# Set problem
Retype the whole listing, please, keeping every line exact and dropping the pictures.

# Records for the exercise

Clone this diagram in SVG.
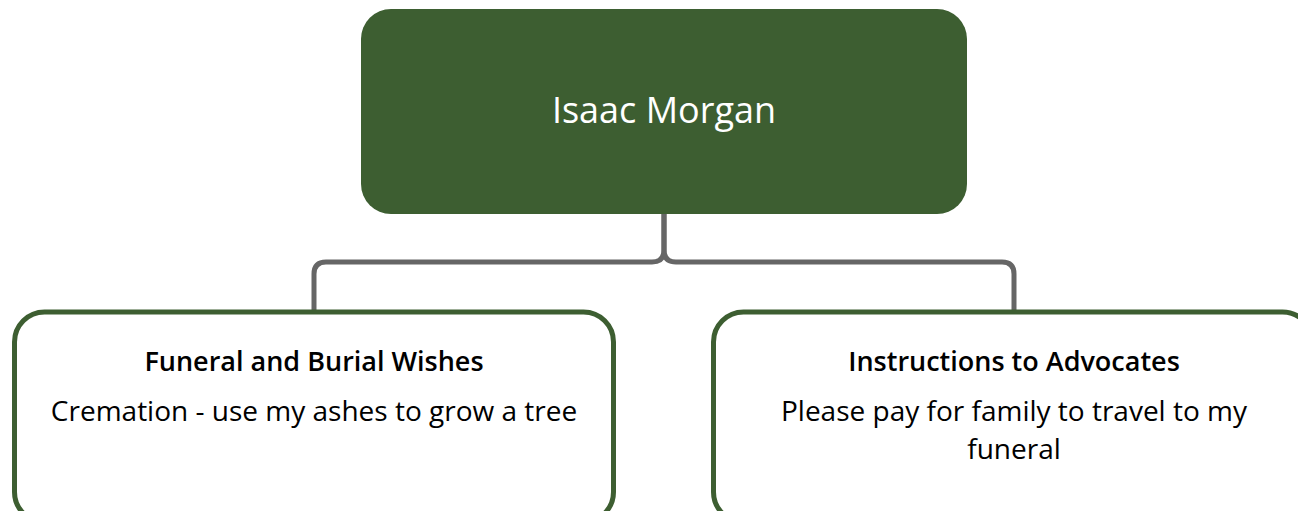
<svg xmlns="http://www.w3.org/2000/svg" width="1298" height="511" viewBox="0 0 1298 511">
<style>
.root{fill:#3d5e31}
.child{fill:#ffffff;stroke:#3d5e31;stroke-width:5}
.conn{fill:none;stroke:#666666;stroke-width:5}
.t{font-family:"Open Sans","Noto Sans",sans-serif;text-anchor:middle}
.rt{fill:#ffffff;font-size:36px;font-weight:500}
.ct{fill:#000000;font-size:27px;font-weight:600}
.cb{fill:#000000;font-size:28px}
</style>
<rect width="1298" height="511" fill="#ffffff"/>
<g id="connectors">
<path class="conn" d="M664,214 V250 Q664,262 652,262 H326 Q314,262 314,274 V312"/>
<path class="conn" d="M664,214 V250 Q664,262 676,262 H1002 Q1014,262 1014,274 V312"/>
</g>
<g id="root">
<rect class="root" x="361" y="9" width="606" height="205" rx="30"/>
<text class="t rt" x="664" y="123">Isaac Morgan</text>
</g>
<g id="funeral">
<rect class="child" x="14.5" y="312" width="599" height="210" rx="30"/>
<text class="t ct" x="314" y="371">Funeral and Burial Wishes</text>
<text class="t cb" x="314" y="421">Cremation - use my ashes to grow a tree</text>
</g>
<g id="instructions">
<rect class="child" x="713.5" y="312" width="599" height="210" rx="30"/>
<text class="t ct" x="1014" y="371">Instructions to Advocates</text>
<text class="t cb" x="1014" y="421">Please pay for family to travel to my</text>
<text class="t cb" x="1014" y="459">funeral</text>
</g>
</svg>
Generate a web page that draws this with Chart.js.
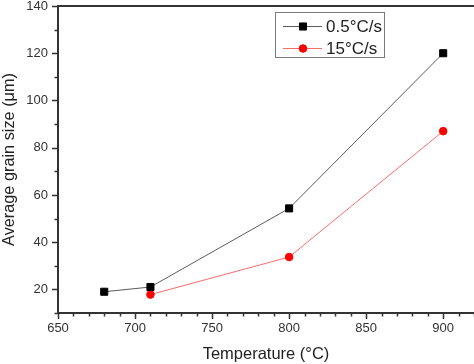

# Complete output
Clone this diagram in SVG.
<svg xmlns="http://www.w3.org/2000/svg" width="1298" height="511" viewBox="0 0 1298 511">
<style>
.root{fill:#3d5e31}
.child{fill:#ffffff;stroke:#3d5e31;stroke-width:5}
.conn{fill:none;stroke:#666666;stroke-width:5}
.t{font-family:"Open Sans","Noto Sans",sans-serif;text-anchor:middle}
.rt{fill:#ffffff;font-size:36px;font-weight:500}
.ct{fill:#000000;font-size:27px;font-weight:600}
.cb{fill:#000000;font-size:28px}
</style>
<rect width="1298" height="511" fill="#ffffff"/>
<g id="connectors">
<path class="conn" d="M664,214 V250 Q664,262 652,262 H326 Q314,262 314,274 V312"/>
<path class="conn" d="M664,214 V250 Q664,262 676,262 H1002 Q1014,262 1014,274 V312"/>
</g>
<g id="root">
<rect class="root" x="361" y="9" width="606" height="205" rx="30"/>
<text class="t rt" x="664" y="123">Isaac Morgan</text>
</g>
<g id="funeral">
<rect class="child" x="14.5" y="312" width="599" height="210" rx="30"/>
<text class="t ct" x="314" y="371">Funeral and Burial Wishes</text>
<text class="t cb" x="314" y="421">Cremation - use my ashes to grow a tree</text>
</g>
<g id="instructions">
<rect class="child" x="713.5" y="312" width="599" height="210" rx="30"/>
<text class="t ct" x="1014" y="371">Instructions to Advocates</text>
<text class="t cb" x="1014" y="421">Please pay for family to travel to my</text>
<text class="t cb" x="1014" y="459">funeral</text>
</g>
</svg>
Generate a web page that draws this with Chart.js.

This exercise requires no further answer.